The Story
Why it exists.
The beginning
Fig Whiskey arrived in 2024 from Villa Erbatium's Seoul studio, crafted by perfumer Ha Minseo Caterina. The name says exactly what it is: whiskey culture meets orchard fruit. Not a literal spirit accord, more the idea of it. Peach and fig in the top, rum in the heart, a woody-resinous base that keeps pulling you back. Ha Minseo Caterina built this around a specific mood: the warmth of a bar you've been coming back to, the one where the lighting is right and the company is better. It is, in other words, nostalgia in a bottle, warm, a little indulgent, designed to feel like a memory even on first spray.

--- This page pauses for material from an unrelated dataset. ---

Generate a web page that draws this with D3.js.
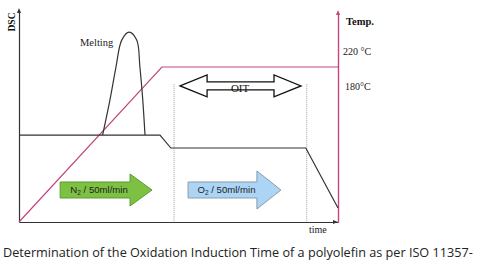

What makes Fig Whiskey interesting is how it bridges two worlds that don't always play well together: juicy fruit and boozy warmth. Fig has this tricky quality, it's simultaneously sweet and green, fruity and leafy. Pair it with rum and you get that mulled-wine edge without the literal spice. Hay and labdanum in the heart keep things grounded, slightly herbal, so the sweetness never becomes syrupy. Then the base arrives: sandalwood and frankincense together create a warm wood-smoke that reads as both intimate and long-lasting. Myrrh adds a resinous depth that settles close to the skin. On most skin types, this composition holds for 6-8 hours, the drydown is where it earns its name.
The evolution
The first 20 minutes are all fruit. Peach arrives bright and almost edible, fig following just behind with its characteristic green-cream quality. Then the rum pushes through, not aggressive, but present. This is the boozy heart doing its job. The hay note takes over around the 30-minute mark, adding a dry, herbal layer that keeps the sweetness from cloying. Labdanum brings a faint resinous warmth, like old wood in a heated room. By the second hour, sandalwood and frankincense have settled in. The myrrh emerges slowly, a resinous anchor that keeps everything close to the skin. The drydown is intimate, warm, and lingers, 6-8 hours on most skin types, with a sillage that stays moderate rather than filling the room. This is a fragrance that announces itself in the opening and then settles into something private.
Cultural impact
Fig Whiskey sits in a growing corner of Korean indie fragrance culture, scents that prioritize mood over trend. The boozy-fruity-warm combination has roots in older Western niches, but the execution here is distinctly its own. Wearers who find it tend to describe it as the scent of someone who walks into a room and doesn't need to announce themselves. The Korean indie positioning gives it a built-in audience: collectors who seek something off the beaten path, who find community in shared discoveries rather than mainstream popularity.